Requirement:
Below is a listing to transcribe in full and exactly; keep the pictures out.

Source material:
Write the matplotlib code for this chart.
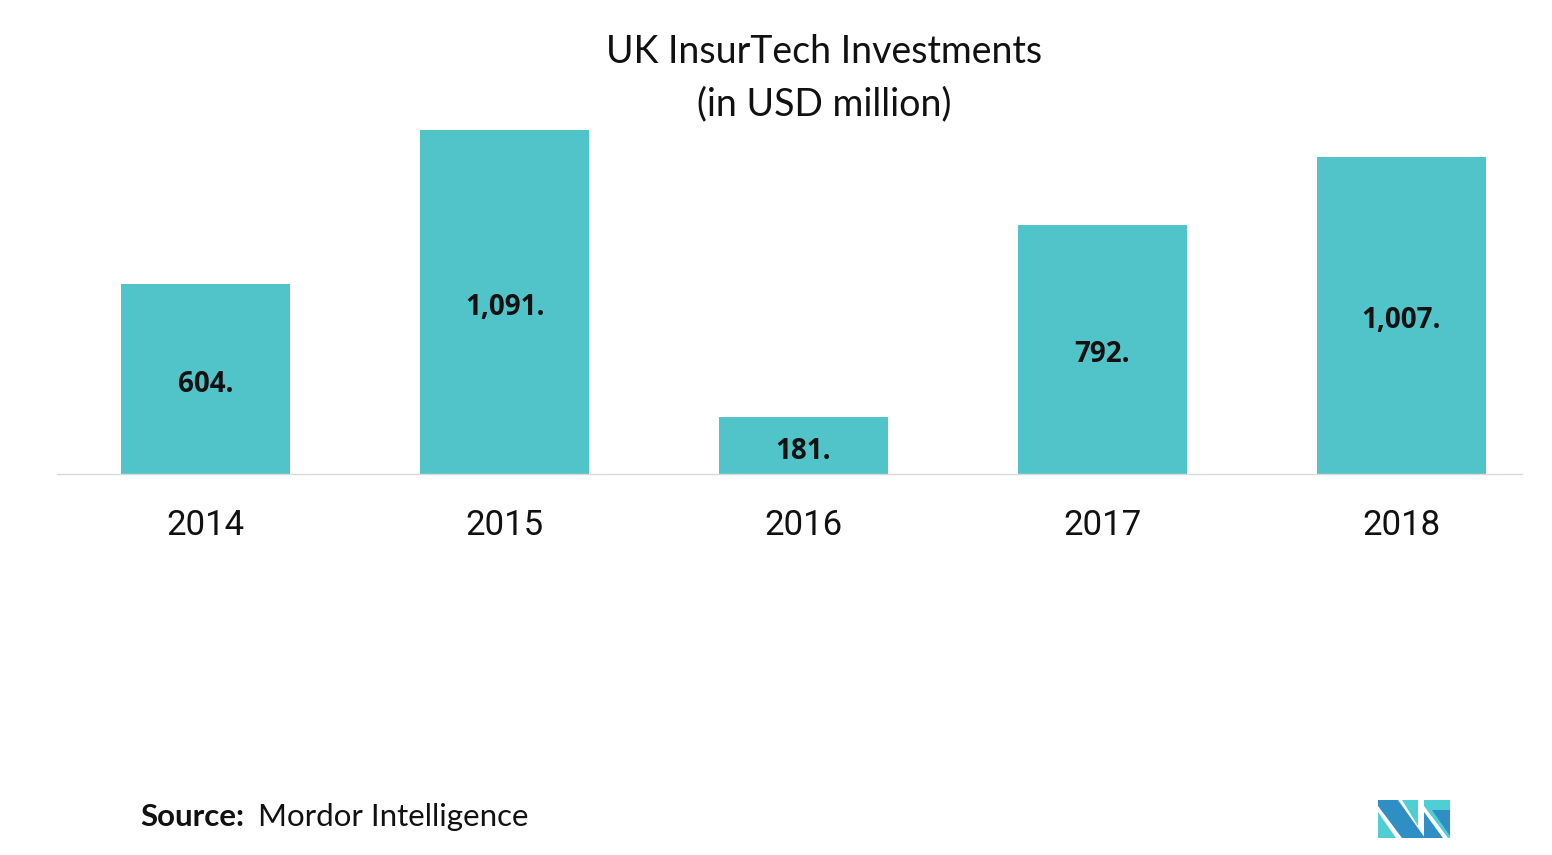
import matplotlib.pyplot as plt
from matplotlib.patches import Polygon

years = ["2014", "2015", "2016", "2017", "2018"]
values = [604, 1091, 181, 792, 1007]
labels = ["604.", "1,091.", "181.", "792.", "1,007."]

BAR = "#51c4ca"

fig = plt.figure(figsize=(15.52, 8.55), dpi=100)
ax = fig.add_axes([57 / 1552, (855 - 474) / 855, (1522 - 57) / 1552, 1100 * 0.315 / 855])

x = range(len(years))
ax.bar(x, values, width=0.565, color=BAR, zorder=2)
for i, (v, lab) in enumerate(zip(values, labels)):
    ax.annotate(lab, (i, v / 2), xytext=(0, -4), textcoords="offset points",
                ha="center", va="center", fontsize=20, fontweight="bold",
                family="Open Sans", color="#111111")

ax.set_xlim(-0.497, 4.403)
ax.set_ylim(0, 1100)
ax.set_xticks(list(x))
ax.set_xticklabels(years, fontsize=25, family="Roboto", color="#111111")
ax.tick_params(axis="x", length=0, pad=25.5)
ax.set_yticks([])
for s in ["top", "right", "left"]:
    ax.spines[s].set_visible(False)
ax.spines["bottom"].set_color("#d9d9d9")
ax.spines["bottom"].set_linewidth(1)

fig.text(824, 855 - 52, "UK InsurTech Investments", transform=None, ha="center",
         va="center", fontsize=27, family="Lato", color="#111111")
fig.text(824, 855 - 104, "(in USD million)", transform=None, ha="center",
         va="center", fontsize=27, family="Lato", color="#111111")

fig.text(140, 855 - 817, "Source:", transform=None, ha="left", va="center",
         fontsize=22.5, fontweight="bold", family="Lato", color="#111111")
fig.text(258, 855 - 817, "Mordor Intelligence", transform=None, ha="left",
         va="center", fontsize=22.5, family="Lato", color="#111111")

# logo
def px(pts):
    return [(a / 1552, (855 - b) / 855) for a, b in pts]

dark = "#2f8fc4"
teal = "#4fcfd3"
shapes = [
    (px([(1378, 812), (1378, 838), (1396, 838)]), teal),
    (px([(1378, 800), (1398, 800), (1425, 838), (1402, 838), (1378, 806)]), dark),
    (px([(1402, 800), (1418, 800), (1418, 826)]), teal),
    (px([(1424, 800), (1450, 800), (1450, 838), (1448, 838), (1424, 806)]), teal),
    (px([(1424, 812), (1443, 838), (1424, 838)]), dark),
    (px([(1432, 810), (1450, 836), (1450, 810)]), dark),
]
for pts, c in shapes:
    fig.patches.append(Polygon(pts, closed=True, transform=fig.transFigure,
                               facecolor=c, edgecolor="none"))

fig.savefig("out.png", dpi=100, facecolor="white")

Result of the exercise:
Write the matplotlib code for this chart.
import matplotlib.pyplot as plt
from matplotlib.patches import Polygon

years = ["2014", "2015", "2016", "2017", "2018"]
values = [604, 1091, 181, 792, 1007]
labels = ["604.", "1,091.", "181.", "792.", "1,007."]

BAR = "#51c4ca"

fig = plt.figure(figsize=(15.52, 8.55), dpi=100)
ax = fig.add_axes([57 / 1552, (855 - 474) / 855, (1522 - 57) / 1552, 1100 * 0.315 / 855])

x = range(len(years))
ax.bar(x, values, width=0.565, color=BAR, zorder=2)
for i, (v, lab) in enumerate(zip(values, labels)):
    ax.annotate(lab, (i, v / 2), xytext=(0, -4), textcoords="offset points",
                ha="center", va="center", fontsize=20, fontweight="bold",
                family="Open Sans", color="#111111")

ax.set_xlim(-0.497, 4.403)
ax.set_ylim(0, 1100)
ax.set_xticks(list(x))
ax.set_xticklabels(years, fontsize=25, family="Roboto", color="#111111")
ax.tick_params(axis="x", length=0, pad=25.5)
ax.set_yticks([])
for s in ["top", "right", "left"]:
    ax.spines[s].set_visible(False)
ax.spines["bottom"].set_color("#d9d9d9")
ax.spines["bottom"].set_linewidth(1)

fig.text(824, 855 - 52, "UK InsurTech Investments", transform=None, ha="center",
         va="center", fontsize=27, family="Lato", color="#111111")
fig.text(824, 855 - 104, "(in USD million)", transform=None, ha="center",
         va="center", fontsize=27, family="Lato", color="#111111")

fig.text(140, 855 - 817, "Source:", transform=None, ha="left", va="center",
         fontsize=22.5, fontweight="bold", family="Lato", color="#111111")
fig.text(258, 855 - 817, "Mordor Intelligence", transform=None, ha="left",
         va="center", fontsize=22.5, family="Lato", color="#111111")

# logo
def px(pts):
    return [(a / 1552, (855 - b) / 855) for a, b in pts]

dark = "#2f8fc4"
teal = "#4fcfd3"
shapes = [
    (px([(1378, 812), (1378, 838), (1396, 838)]), teal),
    (px([(1378, 800), (1398, 800), (1425, 838), (1402, 838), (1378, 806)]), dark),
    (px([(1402, 800), (1418, 800), (1418, 826)]), teal),
    (px([(1424, 800), (1450, 800), (1450, 838), (1448, 838), (1424, 806)]), teal),
    (px([(1424, 812), (1443, 838), (1424, 838)]), dark),
    (px([(1432, 810), (1450, 836), (1450, 810)]), dark),
]
for pts, c in shapes:
    fig.patches.append(Polygon(pts, closed=True, transform=fig.transFigure,
                               facecolor=c, edgecolor="none"))

fig.savefig("out.png", dpi=100, facecolor="white")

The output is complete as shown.